経済財政諮問会議で2月20日に提出された「持続的成長を支える中長期の安定した投資の推進に向けて」(※1)では、企業等の中長期の資金需要を満たすため、短期取引ではなく中長期投資を促進するための環境整備としていくつかの項目が提案されている。その中の一つとして「種類株の積極的活用」が挙げられている。わが国で種類株式が普及していないことを受けて、「普及しない要因、種類株を活用して長期保有を促す措置やその実現のための対応策など、諸外国の例を参考にしつつ、経産省等で対応を検討すべき」とされている。
具体的にどのような種類株式を念頭に置いているかは、上記の記述からは明確にされていない。しかし、当該文書の基になったと思われる「目指すべき市場経済システムに関する報告」 (平成25年11月1日)(※2)では、参考資料で、「現行会社法上、中長期保有株主に対して議決権及び配当面において優遇する措置は可能」、「会社法上、中長期保有株主を配当面で優遇する種類株を発行することは可能」と述べられている。さらに、前者について下記を例示している。詳細は、今後検討すべきとしているが、念頭にあるのは、例えばこれらのようなものであろう。
中長期保有の株主を対象とした優遇措置の導入は、上場株式では難しい。中長期保有を維持するための仕組みが困難である(※3)。さらに、同一種類の株式において、保有期間によって株主の権利の内容が変わってしまうということが、会社法上認められるかも、疑問が残される。したがって、このような種類株式は、譲渡制限付の非上場株式といった形態にならざるを得ないと思われる。
譲渡制限付の非上場株式を前提とした場合、当該種類株式の株主を、どのようにして確保するのであろうか?
議決権数が多くなる種類株式については、上場している議決権の少ない株式を保有している投資家が、自らの権利を確保するために保有することはあるかもしれないが、積極的に保有するインセンティブは働かない。
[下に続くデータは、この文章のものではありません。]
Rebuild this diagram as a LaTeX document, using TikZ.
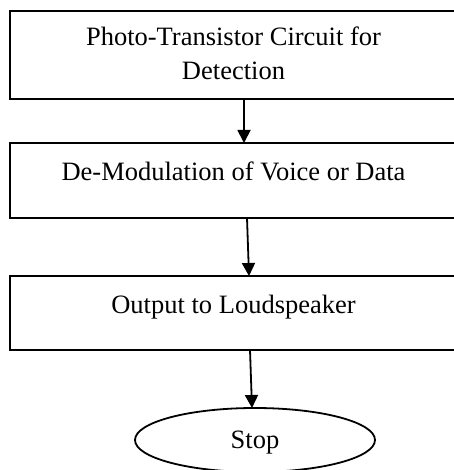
\documentclass[tikz,border=0pt]{standalone}
\usepackage{fontspec}
\setmainfont{Liberation Serif}
\usetikzlibrary{arrows.meta,shapes.geometric,calc}

\tikzset{
  stepbox/.style={draw=black, line width=1.8pt, rectangle, inner sep=0pt, outer sep=0pt,
                  anchor=north west, minimum width=455pt},
  steptext/.style={anchor=base, inner sep=0pt, align=center,
                   font=\fontsize{26.5}{34}\selectfont},
  endcap/.style={draw=black, line width=1.8pt, ellipse, inner sep=0pt, outer sep=0pt,
                 minimum width=240pt, minimum height=64pt,
                 text height=17.5pt, text depth=0pt,
                 font=\fontsize{26.5}{34}\selectfont},
  flow/.style={draw=black, line width=1.8pt, -{Triangle[length=13pt,width=13pt]}}
}

\begin{document}
\begin{tikzpicture}[x=1pt, y=-1pt]
  \useasboundingbox (0,0) rectangle (453,470);

  % process boxes
  \node[stepbox, minimum height=88pt] (b1) at (10,11) {};
  \node[stepbox, minimum height=75pt] (b2) at (10,143) {};
  \node[stepbox, minimum height=74pt] (b3) at (10,276) {};

  % box captions (base anchor sits on the last line)
  \node[steptext] (t1) at (233.5,79.5) {Photo-Transistor Circuit for\\Detection};
  \node[steptext] (t2) at (233.5,180) {De-Modulation of Voice or Data};
  \node[steptext] (t3) at (233.5,313.5) {Output to Loudspeaker};

  % terminator
  \node[endcap] (stopn) at (255,440) {Stop};

  % connectors
  \draw[flow] ($(b1.south west)+(234,0)$) -- ($(b2.north west)+(234,0)$);
  \draw[flow] ($(b2.south west)+(237,0)$) -- ($(b3.north west)+(239,0)$);
  \draw[flow] ($(b3.south west)+(240,0)$) -- ($(stopn.north)+(-3,0)$);
\end{tikzpicture}
\end{document}
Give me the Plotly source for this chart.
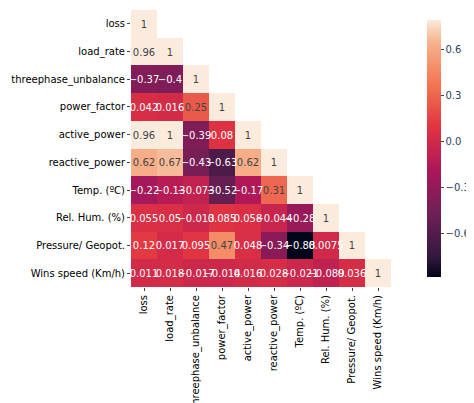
import plotly.graph_objects as go

labels = ["loss", "load_rate", "threephase_unbalance", "power_factor", "active_power",
          "reactive_power", "Temp. (ºC)", "Rel. Hum. (%)", "Pressure/ Geopot.", "Wins speed (Km/h)"]

# lower triangle rows (including diagonal)
rows = [
    [1],
    [0.96, 1],
    [-0.37, -0.4, 1],
    [0.042, 0.016, 0.25, 1],
    [0.96, 1, -0.39, 0.08, 1],
    [0.62, 0.67, -0.43, -0.63, 0.62, 1],
    [-0.22, -0.13, -0.073, -0.52, -0.17, 0.31, 1],
    [0.055, 0.05, -0.013, 0.085, 0.058, -0.044, -0.28, 1],
    [0.12, 0.017, 0.095, 0.47, 0.048, -0.34, -0.88, 0.0075, 1],
    [0.011, 0.018, -0.017, -0.014, 0.016, 0.028, -0.021, -0.089, 0.036, 1],
]

n = len(labels)
z = [r + [None] * (n - len(r)) for r in rows]
text = [[("%g" % v).replace("-", "−") if v is not None else "" for v in r] for r in z]

rocket = [
    [0.0, "#03051A"], [0.083, "#35193e"], [0.25, "#701f57"], [0.417, "#ad1759"],
    [0.583, "#e13342"], [0.75, "#f37651"], [0.917, "#f6b48f"], [1.0, "#faebdd"],
]

fig = go.Figure(go.Heatmap(
    z=z, x=labels, y=labels, text=text, texttemplate="%{text}",
    textfont=dict(size=10, family="DejaVu Sans"),
    colorscale=rocket, zmin=-0.88, zmax=0.79,
    hoverongaps=False,
    colorbar=dict(x=1.1, xanchor="left", thickness=14, len=1, y=0.5, yanchor="middle",
                  tickvals=[-0.6, -0.3, 0, 0.3, 0.6], ticktext=["−0.6", "−0.3", "0.0", "0.3", "0.6"],
                  ticks="outside", ticklen=3, outlinewidth=0,
                  tickfont=dict(size=10, family="DejaVu Sans")),
))

fig.update_xaxes(tickangle=-90, showgrid=False, ticks="outside", ticklen=3,
                 tickfont=dict(size=10, family="DejaVu Sans", color="black"))
fig.update_yaxes(autorange="reversed", showgrid=False, ticks="outside", ticklen=3,
                 tickfont=dict(size=10, family="DejaVu Sans", color="black"))
fig.update_layout(width=474, height=403, margin=dict(l=123, r=66, t=2, b=121),
                  plot_bgcolor="white", paper_bgcolor="white")

fig.write_html("out.html")
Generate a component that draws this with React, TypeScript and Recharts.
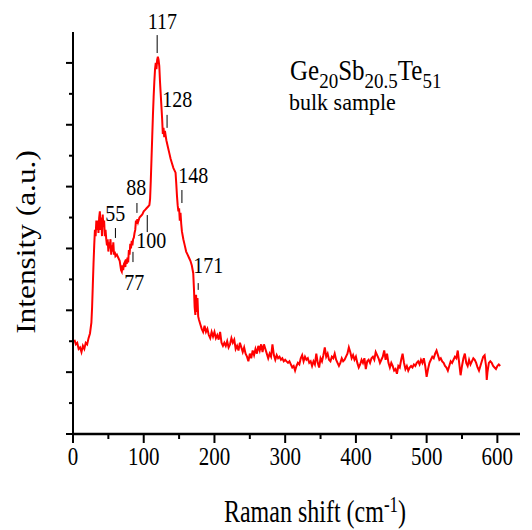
import {
  LineChart,
  Line,
  XAxis,
  YAxis,
  ReferenceLine,
  ReferenceDot,
} from "recharts";

// Raman shift (cm-1) and intensity (a.u.)
const shift = [
  2, 4, 6, 8, 10, 12, 14, 16, 18, 20, 22, 24, 26, 27, 28, 29, 30, 31, 32, 33,
  34, 35, 36, 37, 38, 39, 40, 41, 42, 43, 44, 45, 46, 47, 48, 49, 50, 51, 52,
  53, 54, 55, 56, 57, 58, 59, 60, 62, 64, 66, 68, 69, 70, 71, 72, 73, 74, 75,
  76, 77, 78, 79, 80, 81, 82, 83, 84, 85, 86, 87, 88, 89, 90, 91, 92, 94, 96,
  98, 100, 102, 104, 106, 108, 109, 110, 111, 112, 113, 114, 115, 116, 117,
  118, 119, 120, 121, 122, 123, 124, 125, 126, 127, 128, 129, 130, 131, 132,
  134, 136, 138, 140, 142, 144, 145, 146, 147, 148, 149, 150, 151, 152, 153,
  154, 156, 158, 160, 162, 164, 166, 168, 170, 171, 172, 173, 174, 175, 176,
  177, 178, 180, 182, 184, 186, 188, 190, 192, 194, 196, 198, 200, 202, 204,
  206, 208, 210, 212, 214, 216, 218, 220, 222, 224, 226, 228, 230, 232, 234,
  236, 238, 240, 242, 244, 246, 248, 250, 252, 254, 256, 258, 260, 262, 264,
  266, 268, 270, 272, 274, 276, 278, 280, 282, 284, 286, 288, 290, 292, 294,
  296, 298, 300, 302, 304, 306, 308, 310, 312, 314, 316, 318, 320, 322, 324,
  326, 328, 330, 332, 334, 336, 338, 340, 342, 344, 346, 348, 350, 352, 354,
  356, 358, 360, 362, 364, 366, 368, 370, 372, 374, 376, 378, 380, 382, 384,
  386, 388, 390, 392, 394, 396, 398, 400, 402, 404, 406, 408, 410, 412, 414,
  416, 418, 420, 422, 424, 426, 428, 430, 432, 434, 436, 438, 440, 442, 444,
  446, 448, 450, 452, 454, 456, 458, 460, 462, 464, 466, 468, 470, 472, 474,
  476, 478, 480, 482, 484, 486, 488, 490, 492, 494, 496, 498, 500, 502, 504,
  506, 508, 510, 512, 514, 516, 518, 520, 522, 524, 526, 528, 530, 532, 534,
  536, 538, 540, 542, 544, 546, 548, 550, 552, 554, 556, 558, 560, 562, 564,
  566, 568, 570, 572, 574, 576, 578, 580, 582, 584, 585, 586, 588, 590, 592,
  594, 596, 598, 600, 602, 604,
];

const intensity = [
  3.05, 2.9, 2.95, 2.75, 2.8, 2.65, 2.85, 2.75, 2.95, 2.9, 3.1, 3.25, 3.6, 4.1,
  4.8, 5.5, 6.1, 6.6, 6.4, 6.9, 6.6, 6.9, 6.5, 7.0, 7.2, 6.6, 7.0, 6.4, 7.1,
  6.7, 6.9, 6.4, 6.6, 6.3, 6.1, 6.3, 5.9, 6.2, 6.0, 6.3, 5.8, 6.1, 5.9, 6.2,
  5.8, 5.9, 5.75, 5.8, 5.7, 5.6, 5.3, 5.25, 5.45, 5.3, 5.5, 5.55, 5.4, 5.65,
  5.5, 5.7, 5.55, 5.95, 5.8, 6.15, 6.0, 6.25, 6.1, 6.3, 6.35, 6.5, 6.6, 6.9,
  6.8, 6.95, 6.85, 7.0, 7.05, 7.1, 7.2, 7.25, 7.3, 7.35, 7.4, 7.6, 8.2, 8.9,
  9.6, 10.3, 10.9, 11.4, 11.8, 12.0, 11.8, 12.1, 12.2, 12.1, 11.9, 11.4, 11.0,
  10.6, 10.2, 9.7, 9.9, 9.6, 9.8, 9.65, 9.5, 9.3, 9.1, 8.9, 8.75, 8.6, 8.5,
  8.45, 8.1, 7.7, 7.4, 7.2, 7.3, 6.9, 7.15, 6.8, 6.55, 6.3, 6.1, 5.9, 5.8, 5.7,
  5.6, 5.45, 5.2, 4.7, 4.1, 3.85, 4.5, 3.95, 4.4, 3.8, 3.7, 3.55, 3.4, 3.3,
  3.5, 3.3, 3.4, 3.2, 3.1, 3.3, 3.15, 3.3, 3.1, 3.2, 3.05, 3.3, 2.95, 2.85,
  2.95, 2.85, 3.0, 2.8, 2.9, 3.1, 2.95, 3.05, 2.75, 2.85, 2.7, 2.95, 2.8, 2.65,
  2.8, 2.6, 2.5, 2.35, 2.6, 2.45, 2.7, 2.55, 2.75, 2.6, 2.85, 2.7, 2.9, 2.65,
  2.9, 2.75, 2.6, 2.45, 2.6, 2.5, 2.9, 2.55, 2.4, 2.55, 2.45, 2.5, 2.4, 2.45,
  2.35, 2.4, 2.35, 2.3, 2.35, 2.25, 2.15, 2.2, 2.05, 2.2, 2.3, 2.25, 2.45, 2.55,
  2.35, 2.5, 2.4, 2.45, 2.3, 2.35, 2.2, 2.35, 2.25, 2.6, 2.3, 2.15, 2.45, 2.35,
  2.55, 2.8, 2.5, 2.6, 2.4, 2.35, 2.5, 2.45, 2.6, 2.4, 2.3, 2.2, 2.3, 2.45,
  2.35, 2.4, 2.5, 2.6, 2.8, 2.65, 2.45, 2.55, 2.4, 2.5, 2.3, 2.15, 2.25, 2.4,
  2.3, 2.45, 2.1, 2.35, 2.4, 2.3, 2.45, 2.5, 2.4, 2.65, 2.55, 2.45, 2.3, 2.4,
  2.5, 2.7, 2.4, 2.6, 2.3, 2.15, 2.3, 2.2, 2.05, 2.1, 1.95, 2.2, 2.15, 2.4, 2.6,
  2.3, 2.1, 2.2, 2.05, 2.15, 2.2, 2.15, 2.25, 2.2, 2.3, 2.35, 2.25, 2.4, 2.3,
  2.45, 2.2, 1.85, 2.1, 2.3, 2.4, 2.5, 2.45, 2.6, 2.7, 2.55, 2.4, 2.45, 2.35,
  2.3, 2.2, 2.15, 2.05, 2.2, 2.35, 2.3, 2.4, 2.5, 2.45, 2.7, 2.3, 1.9, 2.2,
  2.45, 2.6, 2.3, 2.2, 2.4, 2.25, 2.35, 2.45, 2.4, 2.3, 2.15, 2.05, 2.2, 2.35,
  2.5, 2.55, 2.2, 1.75, 2.0, 2.3, 2.35, 2.3, 2.2, 2.15, 2.1, 2.2, 2.25, 2.2,
];

const xTicks = [0, 50, 100, 150, 200, 250, 300, 350, 400, 450, 500, 550, 600];
const yTicks = [0, 1, 2, 3, 4, 5, 6, 7, 8, 9, 10, 11, 12];

// peak labels: text, tick x, tick top/bottom, label x, label y
const peakNames = ["117", "128", "148", "171", "55", "88", "100", "77"];
const peakTickX = [119, 133, 154, 177, 60, 90.4, 105, 84.8];
const peakTickTop = [12.9, 10.32, 7.89, 4.88, 6.66, 7.47, 7.08, 5.89];
const peakTickBottom = [12.32, 9.9, 7.47, 4.66, 6.34, 7.15, 6.53, 5.56];
const peakLabelX = [126.2, 147.4, 170, 191.2, 59.8, 89.4, 110.6, 86.6];
const peakLabelY = [13.32, 10.8, 8.34, 5.43, 7.12, 7.96, 6.24, 4.88];

const data = shift.map((x, i) => ({ x, y: intensity[i] }));

const font = "Liberation Serif, serif";

const XTick = (props: any) => {
  const { x, y, payload } = props;
  const major = payload.value % 100 === 0;
  return (
    <g>
      <line x1={x} x2={x} y1={y} y2={y + (major ? 9 : 5)} stroke="#000" strokeWidth={2} />
      {major && (
        <text
          transform={`translate(${x},${y + 31}) scale(1,1.18)`}
          textAnchor="middle"
          fontSize={21}
          fontFamily={font}
          fill="#000"
        >
          {payload.value}
        </text>
      )}
    </g>
  );
};

const YTick = (props: any) => {
  const { x, y, payload } = props;
  const major = payload.value % 2 === 0;
  return <line x1={x - (major ? 7 : 4)} x2={x} y1={y} y2={y} stroke="#000" strokeWidth={2} />;
};

export default function App() {
  return (
    <div style={{ position: "relative", width: 532, height: 530, background: "#fff" }}>
      <style>{`body{margin:0}`}</style>
      <LineChart
        width={532}
        height={530}
        data={data}
        margin={{ top: 32, right: 12, bottom: 36, left: 13 }}
      >
        <XAxis
          dataKey="x"
          type="number"
          domain={[0, 632]}
          ticks={xTicks}
          interval={0}
          height={60}
          tickSize={0}
          tickMargin={0}
          tickLine={false}
          tick={<XTick />}
          axisLine={{ stroke: "#000", strokeWidth: 2.5 }}
        />
        <YAxis
          type="number"
          domain={[0, 13]}
          ticks={yTicks}
          interval={0}
          width={60}
          tickSize={0}
          tickMargin={0}
          tickLine={false}
          tick={<YTick />}
          axisLine={{ stroke: "#000", strokeWidth: 2 }}
        />
        <Line
          type="linear"
          dataKey="y"
          stroke="#ff0000"
          strokeWidth={2}
          dot={false}
          isAnimationActive={false}
        />
        {peakNames.map((name, i) => (
          <ReferenceLine
            key={"l" + name}
            ifOverflow="visible"
            segment={[
              { x: peakTickX[i], y: peakTickTop[i] },
              { x: peakTickX[i], y: peakTickBottom[i] },
            ]}
            stroke="#000"
            strokeWidth={1}
          />
        ))}
        {peakNames.map((name, i) => (
          <ReferenceDot
            key={"d" + name}
            x={peakLabelX[i]}
            y={peakLabelY[i]}
            r={0}
            ifOverflow="visible"
            shape={(p: any) => (
              <text
                transform={`translate(${p.cx},${p.cy + 7}) scale(1,1.2)`}
                textAnchor="middle"
                fontSize={20}
                fontFamily={font}
                fill="#000"
              >
                {name}
              </text>
            )}
          />
        ))}
      </LineChart>
      <svg
        width={532}
        height={530}
        style={{ position: "absolute", left: 0, top: 0, pointerEvents: "none" }}
        fontFamily={font}
        fill="#000"
      >
        <text transform="translate(290,80) scale(1,1.15)" fontSize={25}>
          Ge<tspan fontSize={19} dy={7}>20</tspan>
          <tspan dy={-7}>Sb</tspan>
          <tspan fontSize={19} dy={7}>20.5</tspan>
          <tspan dy={-7}>Te</tspan>
          <tspan fontSize={19} dy={7}>51</tspan>
        </text>
        <text transform="translate(289,110) scale(1,1.05)" fontSize={22}>
          bulk sample
        </text>
        <text transform="translate(315,522) scale(1,1.3)" fontSize={24} textAnchor="middle">
          Raman shift (cm<tspan fontSize={17} dy={-8}>-1</tspan>
          <tspan dy={8}>)</tspan>
        </text>
        <text transform="translate(35,242) rotate(-90) scale(1.12,1)" fontSize={28} textAnchor="middle">
          Intensity (a.u.)
        </text>
      </svg>
    </div>
  );
}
上述の参考資料で「議決権及び配当面」として、議決権のみならず配当面の優遇措置も盛り込んでいるのは、そのことを踏まえてのものと思われる。
配当面で優遇されるとしても、いざ売却する時に換金性が乏しい株式に投資する機関投資家がどれだけいるのであろうか?年金などを想定しているとしても、配当が維持できなくなった場合や年金受給者への支払原資確保のための換金性を確保する措置は講じておく必要があろう。また、非上場株式であることを前提にすれば、個人株主の場合は、税制上は、上場株式よりも不利な取り扱いを受ける(※4)。
中長期保有株主に対して優遇措置を与える種類株式の保有者としては、創業者やオーナーなどが中心となることが考えられるが、議決権数に差異を設ける場合の大きな懸念事項として、議決権数の多い種類株式が持合いや政策投資の手段として用いられることがないかという点がある。このような種類株式を持ち合うことは、一般的な株主の権利行使を制限するという意味では効果的である。配当の優遇措置を設けることにより、当該種類株式の保有の理由を説明しやすくなる。上場している普通株は時価評価の対象になるのに対して、非上場の種類株式は時価評価の対象外という点でも、時価の変動にさらされる普通株式よりは保有しやすくなる(※5)。
わが国では、東京証券取引所 (東証) のルールで、議決権数の少ない種類株式のみの上場については、新規上場企業に限って認めている。平成26年 (2014年) 2月5日に東証が公表した「IPOの活性化等に向けた上場制度の見直しについて」(※6)では、当該種類株式の上場審査要件の明確化を提案している。しかし、既存の上場株式については、議決権の多い株式の発行そのものを認めておらず、この点の改正は予定していない。IPOの場合、投資家は、議決権数が少ない株式であることを前提として投資するため、問題は少ないと思われるが、既存の上場会社にまで拡張することには、既存の上場株式の株主にとって弊害が多く、今後も慎重であるべきと思われる。